会议室里响起零零散散的掌声,荆舞阳也象征性地鼓了几下掌,倒是坐在最后面的刘舞戈,鼓掌十分热情。
“然后呢,省精神病院表示秦君雅一切正常,没有任何精神疾病,硬要说,他们怀疑是中二病。”
郝局长又喝了一口茶水。
“那么现在,就有以下几个问题,第一,人小姑娘没有精神病,关在院里不合适。”
“第二,本局怀疑她有暴力倾向,市政部门那边也表示了担忧。”
“第三,她的身份不明,全国系统里都查不到她的信息,我们不知道该把她送到哪里去。”
“局长,她之前不是和一个卖水果的老奶奶住在一起吗?暂且送到那儿去不行吗?”一个负责调查秦君雅身份的警员举手问道。

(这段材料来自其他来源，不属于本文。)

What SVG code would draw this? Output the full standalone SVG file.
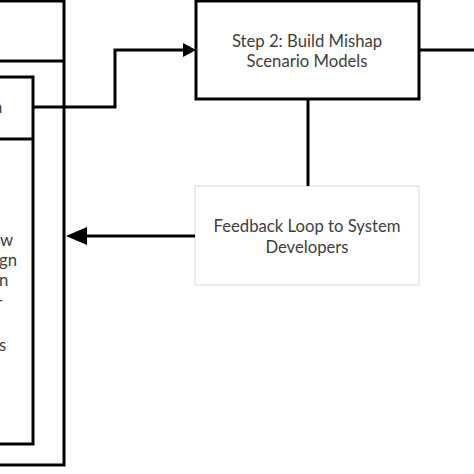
<svg xmlns="http://www.w3.org/2000/svg" width="474" height="474" viewBox="0 0 474 474">
<style>
.box{fill:#fff;stroke:#000;stroke-width:3}
.lbox{fill:#fff;stroke:#d9d9d9;stroke-width:1}
.ln{fill:none;stroke:#000;stroke-width:3}
.t{font-family:Lato,"Open Sans","Liberation Sans",sans-serif;font-size:16.7px;fill:#404040;text-anchor:middle}
.tl{font-family:Lato,"Open Sans","Liberation Sans",sans-serif;font-size:16.7px;fill:#404040}
</style>
<rect width="474" height="474" fill="#fff"/>
<g id="outer">
<rect class="box" x="-10" y="1" width="74" height="464"/>
<line class="ln" x1="-10" y1="61" x2="64" y2="61"/>
</g>
<g id="inner">
<rect class="box" x="-10" y="77" width="43" height="367"/>
<line class="ln" x1="-10" y1="139" x2="33" y2="139"/>
<text class="tl" x="-7" y="113">n</text>
<text class="tl" x="0" y="246">w</text>
<text class="tl" x="-1" y="266">gn</text>
<text class="tl" x="-1" y="286">n</text>
<text class="tl" x="-3" y="306">-</text>
<text class="tl" x="-1" y="351">s</text>
</g>
<g id="step2">
<rect class="box" x="196" y="1" width="223" height="98"/>
<text class="t" x="307" y="47">Step 2: Build Mishap</text>
<text class="t" x="307" y="67">Scenario Models</text>
</g>
<g id="feedback">
<rect class="lbox" x="195" y="186" width="224" height="99"/>
<text class="t" x="307" y="232">Feedback Loop to System</text>
<text class="t" x="307" y="253">Developers</text>
</g>
<g id="connectors">
<path class="ln" d="M33,107 H115 V50 H184"/>
<path d="M183,43 L196,50 L183,57 Z" fill="#000"/>
<line class="ln" x1="419" y1="50" x2="474" y2="50"/>
<line class="ln" x1="308" y1="99" x2="308" y2="186"/>
<line class="ln" x1="195" y1="236" x2="84" y2="236"/>
<path d="M87,227 L66,236 L87,245 Z" fill="#000"/>
</g>
</svg>
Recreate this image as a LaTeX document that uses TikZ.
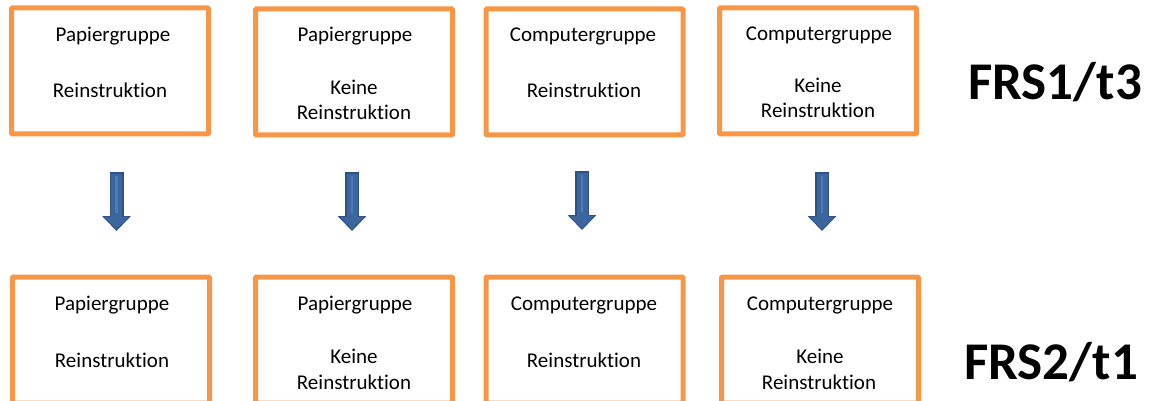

“把一个身份不明,怀疑有暴力倾向的人送给一个老奶奶监护,你要不听听你在说什么?”
“那就扔在精神病院,等身份查明了再说?”
“我也想啊,但老院长油盐不进,非说要她出院。”郝局长摇摇头:“而且这事热度很大,不少媒体盯着她呢,影响不好。”
“那这种情况,能咋办?”一个年老的警员摊手,无奈地看向局长。
“我咨询过出现过类似情况的警局,一般是暂且将人留在局里照顾,等查清了身份再送回去,但你们也知道秦君雅的身份,啧,不好查啊。”
“那局长,您的意思是?”
“我的意思?”
郝局长站起身,视线缓缓扫过会议室众人。
“让我来说,精神病院那群专家就是在放屁,秦君雅没有精神病那谁有精神病?她妥妥一个妄想症暴力分子!这种人,就是潜在的反社会犯罪者。”
“她才来南城市多久,就闹出了四起案件,她要是继续留在这儿,那本局不得头疼死。”
荆舞阳突然感到一股炽热的视线落在自己身上,他疑惑地抬头,发现郝局长正直勾勾地看着自己。
“小荆啊,我在和秦君雅短暂的相处中,学会了一件事。”
“......什么?”荆舞阳不明所以,整个会议室的目光都汇聚了过来,让他自觉成了众矢之的。
“这个问题少女只听两个人的话,一个是赵阿婆,一个是你,但是能让她听话的同时还能在犯病时打得过她的,只有你。”
郝局长瞪着荆舞阳,抬手一指。
“所以组织上已经决定了,秦君雅的事情由你全权负责,管好她不要违法犯罪,同时调查清楚她的身份,这将是你接下工作的重心。”